Write out the listing below in full and exactly, leaving out every picture.

□ □ □ □ □

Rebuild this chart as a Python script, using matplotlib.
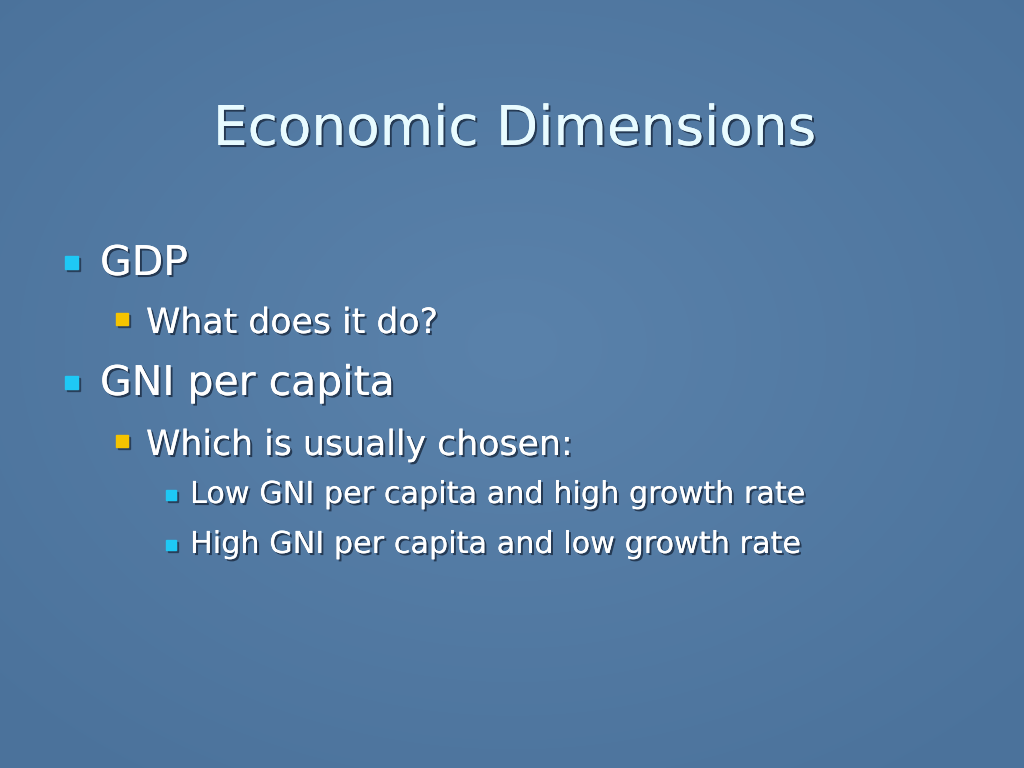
import numpy as np
import matplotlib.pyplot as plt
import matplotlib.patheffects as pe

W, H = 1024, 768

title = "Economic Dimensions"
# (level, text) for each bullet line
bullet_levels = [1, 2, 1, 2, 3, 3]
bullet_texts = [
    "GDP",
    "What does it do?",
    "GNI per capita",
    "Which is usually chosen:",
    "Low GNI per capita and high growth rate",
    "High GNI per capita and low growth rate",
]
bullet_baselines = [275, 333, 395, 455, 503, 553]

# per-level style: text x, font size, marker x, marker size, marker colour
text_x = {1: 100, 2: 146, 3: 190}
font_pt = {1: 29.5, 2: 25, 3: 21.8}
mark_x = {1: 65, 2: 116, 3: 166}
mark_size = {1: 13, 2: 12, 3: 10}
mark_color = {1: "#1ec8f5", 2: "#f5c400", 3: "#1ec8f5"}

fig = plt.figure(figsize=(W / 100, H / 100), dpi=100)
ax = fig.add_axes([0, 0, 1, 1])
ax.set_xlim(0, W)
ax.set_ylim(H, 0)
ax.axis("off")

# background: soft blue, a bit lighter towards the middle
yy, xx = np.mgrid[0:H, 0:W]
r = np.sqrt(((xx - W * 0.5) / W) ** 2 + ((yy - H * 0.45) / H) ** 2)
t = np.clip(r / 0.7, 0, 1)[..., None]
c_in = np.array([0x5a, 0x82, 0xab]) / 255
c_out = np.array([0x4b, 0x72, 0x9b]) / 255
bg = c_in * (1 - t) + c_out * t
ax.imshow(bg, extent=[0, W, H, 0], aspect="auto", zorder=0)

shadow = [pe.withSimplePatchShadow(offset=(1.5, -1.5), shadow_rgbFace="#1a2a40",
                                   alpha=0.8), pe.Normal()]

ax.text(213, 145, title, fontsize=39.5, color="#e8fbff", family="DejaVu Sans",
        va="baseline", ha="left", path_effects=shadow, zorder=3)

for lvl, txt, yb in zip(bullet_levels, bullet_texts, bullet_baselines):
    ax.text(text_x[lvl], yb, txt, fontsize=font_pt[lvl], color="white",
            family="DejaVu Sans", va="baseline", ha="left",
            path_effects=shadow, zorder=3)
    s = mark_size[lvl]
    ytop = yb - s - (6 if lvl == 1 else 8 if lvl == 2 else 3)
    ax.add_patch(plt.Rectangle((mark_x[lvl] + 1.5, ytop + 1.5), s, s,
                               color="#1a2a40", alpha=0.6, zorder=2))
    ax.add_patch(plt.Rectangle((mark_x[lvl], ytop), s, s,
                               color=mark_color[lvl], zorder=3))

fig.savefig("out.png", dpi=100)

□ □ □ □ □

→ **CORRECT OUTPUT**
Rebuild this chart as a Python script, using matplotlib.
import numpy as np
import matplotlib.pyplot as plt
import matplotlib.patheffects as pe

W, H = 1024, 768

title = "Economic Dimensions"
# (level, text) for each bullet line
bullet_levels = [1, 2, 1, 2, 3, 3]
bullet_texts = [
    "GDP",
    "What does it do?",
    "GNI per capita",
    "Which is usually chosen:",
    "Low GNI per capita and high growth rate",
    "High GNI per capita and low growth rate",
]
bullet_baselines = [275, 333, 395, 455, 503, 553]

# per-level style: text x, font size, marker x, marker size, marker colour
text_x = {1: 100, 2: 146, 3: 190}
font_pt = {1: 29.5, 2: 25, 3: 21.8}
mark_x = {1: 65, 2: 116, 3: 166}
mark_size = {1: 13, 2: 12, 3: 10}
mark_color = {1: "#1ec8f5", 2: "#f5c400", 3: "#1ec8f5"}

fig = plt.figure(figsize=(W / 100, H / 100), dpi=100)
ax = fig.add_axes([0, 0, 1, 1])
ax.set_xlim(0, W)
ax.set_ylim(H, 0)
ax.axis("off")

# background: soft blue, a bit lighter towards the middle
yy, xx = np.mgrid[0:H, 0:W]
r = np.sqrt(((xx - W * 0.5) / W) ** 2 + ((yy - H * 0.45) / H) ** 2)
t = np.clip(r / 0.7, 0, 1)[..., None]
c_in = np.array([0x5a, 0x82, 0xab]) / 255
c_out = np.array([0x4b, 0x72, 0x9b]) / 255
bg = c_in * (1 - t) + c_out * t
ax.imshow(bg, extent=[0, W, H, 0], aspect="auto", zorder=0)

shadow = [pe.withSimplePatchShadow(offset=(1.5, -1.5), shadow_rgbFace="#1a2a40",
                                   alpha=0.8), pe.Normal()]

ax.text(213, 145, title, fontsize=39.5, color="#e8fbff", family="DejaVu Sans",
        va="baseline", ha="left", path_effects=shadow, zorder=3)

for lvl, txt, yb in zip(bullet_levels, bullet_texts, bullet_baselines):
    ax.text(text_x[lvl], yb, txt, fontsize=font_pt[lvl], color="white",
            family="DejaVu Sans", va="baseline", ha="left",
            path_effects=shadow, zorder=3)
    s = mark_size[lvl]
    ytop = yb - s - (6 if lvl == 1 else 8 if lvl == 2 else 3)
    ax.add_patch(plt.Rectangle((mark_x[lvl] + 1.5, ytop + 1.5), s, s,
                               color="#1a2a40", alpha=0.6, zorder=2))
    ax.add_patch(plt.Rectangle((mark_x[lvl], ytop), s, s,
                               color=mark_color[lvl], zorder=3))

fig.savefig("out.png", dpi=100)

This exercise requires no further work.